The second common mistake is confusing the confidence level with an individual probability. A student reads “ninety-five percent confidence level” and concludes that there is a ninety-five percent chance a particular person holds the surveyed opinion, or a ninety-five percent chance the true value equals the reported figure. Both are wrong, and the test plants both as choices. The ninety-five percent is a property of the method across many repetitions, the long-run rate at which the method’s intervals would capture the truth, and it attaches to neither an individual nor a single number. Students make this error because the language of confidence sounds like the language of probability about a specific outcome, and the leap feels natural. Naming the leap, the confidence is in the procedure, not in this person or this result, inoculates you against it.
The third mistake is treating the topic as computational and reaching for a formula or the calculator. There is no margin-of-error formula you are expected to apply on the SAT; the test gives you the margin and asks you to reason with it, not to compute it from a sample. Students who studied a college-statistics version of the topic sometimes overcomplicate the question by hunting for standard errors and z-scores that the SAT never requires, burning time and inviting errors on a question that wanted only careful reading. The correction is the recognition habit from the strategy section: a margin of error in the prompt means a reading task, not a calculation, and the calculator stays untouched.
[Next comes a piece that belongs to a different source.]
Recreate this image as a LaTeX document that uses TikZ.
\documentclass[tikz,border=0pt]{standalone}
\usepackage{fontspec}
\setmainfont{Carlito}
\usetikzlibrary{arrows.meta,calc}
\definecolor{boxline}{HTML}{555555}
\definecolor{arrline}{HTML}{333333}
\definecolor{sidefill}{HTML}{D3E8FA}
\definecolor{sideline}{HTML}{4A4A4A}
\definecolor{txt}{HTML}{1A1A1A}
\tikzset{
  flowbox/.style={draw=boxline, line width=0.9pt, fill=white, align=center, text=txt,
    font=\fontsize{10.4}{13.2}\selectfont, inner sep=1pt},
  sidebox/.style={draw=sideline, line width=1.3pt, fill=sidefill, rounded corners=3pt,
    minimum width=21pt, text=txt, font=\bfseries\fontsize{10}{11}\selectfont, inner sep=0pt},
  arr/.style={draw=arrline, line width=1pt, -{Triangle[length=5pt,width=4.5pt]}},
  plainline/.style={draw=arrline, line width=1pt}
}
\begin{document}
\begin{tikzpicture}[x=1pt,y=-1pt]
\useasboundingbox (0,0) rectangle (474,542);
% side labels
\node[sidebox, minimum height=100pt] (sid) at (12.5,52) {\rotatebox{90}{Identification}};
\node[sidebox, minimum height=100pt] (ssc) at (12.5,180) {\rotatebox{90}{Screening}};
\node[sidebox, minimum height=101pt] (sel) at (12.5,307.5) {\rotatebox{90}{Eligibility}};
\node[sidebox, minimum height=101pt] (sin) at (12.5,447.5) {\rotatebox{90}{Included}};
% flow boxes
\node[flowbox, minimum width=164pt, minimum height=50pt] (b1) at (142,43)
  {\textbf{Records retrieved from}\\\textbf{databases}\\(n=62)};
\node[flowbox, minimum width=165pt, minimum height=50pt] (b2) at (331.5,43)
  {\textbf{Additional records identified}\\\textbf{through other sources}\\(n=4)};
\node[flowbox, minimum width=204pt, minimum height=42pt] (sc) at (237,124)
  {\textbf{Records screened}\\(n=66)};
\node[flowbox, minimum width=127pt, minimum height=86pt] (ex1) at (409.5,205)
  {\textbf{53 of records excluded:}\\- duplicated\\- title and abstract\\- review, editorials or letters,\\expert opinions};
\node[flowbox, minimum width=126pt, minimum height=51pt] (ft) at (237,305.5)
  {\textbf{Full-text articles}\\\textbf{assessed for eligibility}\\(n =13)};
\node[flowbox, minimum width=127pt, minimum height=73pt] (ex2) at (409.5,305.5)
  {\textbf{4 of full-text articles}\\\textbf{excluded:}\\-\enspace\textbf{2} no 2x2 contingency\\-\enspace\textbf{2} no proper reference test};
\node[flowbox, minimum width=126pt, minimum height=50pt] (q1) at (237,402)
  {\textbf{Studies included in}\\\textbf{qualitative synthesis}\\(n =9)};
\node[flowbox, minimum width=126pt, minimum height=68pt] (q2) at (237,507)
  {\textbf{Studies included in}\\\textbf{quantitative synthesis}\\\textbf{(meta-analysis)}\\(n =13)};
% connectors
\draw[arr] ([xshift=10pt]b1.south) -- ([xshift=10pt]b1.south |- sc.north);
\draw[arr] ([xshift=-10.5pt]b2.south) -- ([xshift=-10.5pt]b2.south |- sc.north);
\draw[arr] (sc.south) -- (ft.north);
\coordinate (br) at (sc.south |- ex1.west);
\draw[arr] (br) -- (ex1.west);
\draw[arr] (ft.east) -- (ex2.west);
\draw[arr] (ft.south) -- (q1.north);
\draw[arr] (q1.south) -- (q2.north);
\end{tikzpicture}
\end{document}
A fourth mistake, subtler, is ignoring the margin entirely and treating the reported estimate as an exact fact. A student reads “fifty-two percent support the measure” and concludes that a majority supports it, forgetting that the margin pulls the low end of the interval below fifty percent. The estimate is the center of a band, never a precise count, and any conclusion that treats it as exact, or that claims a majority when the interval straddles the midpoint, overclaims. The fix is to write or at least picture the interval before evaluating any majority-or-minority conclusion, and to check whether the entire interval sits on one side of the relevant threshold.
A fifth mistake is the belief that a smaller margin of error always means a better survey. A small margin means a precise estimate, which usually means a large sample, but precision is not accuracy. A biased sampling method produces a precise estimate of the wrong thing, a tight margin around a skewed result. The myth that “smaller margin equals more trustworthy” ignores how the sample was drawn, and the SAT punishes it by pairing a narrow margin with a flawed method and asking what the survey can actually support. The correction is to separate two questions, how precise is the estimate, governed by sample size and the margin, and how representative is the estimate, governed by whether the sampling was random from the target population. A good survey needs both, and a margin of error speaks only to the first.
A final myth worth dismantling is that inference questions are unpredictable or that you simply have to “get the wording right” by instinct. They are among the most predictable items on the entire Math section. The traps come from a fixed, short list, overgeneralization, false certainty, confusion of confidence with individual probability, and the unwarranted causal leap, and the correct answers obey a fixed, short rule, match the scope and certainty of the conclusion to the scope and uncertainty of the sample. Nothing about the topic is improvised once you hold that structure. The students who find these questions unpredictable are the ones who never learned that the unpredictability is an illusion produced by not knowing the small set of moves the test makes. Learn the moves and the questions become routine.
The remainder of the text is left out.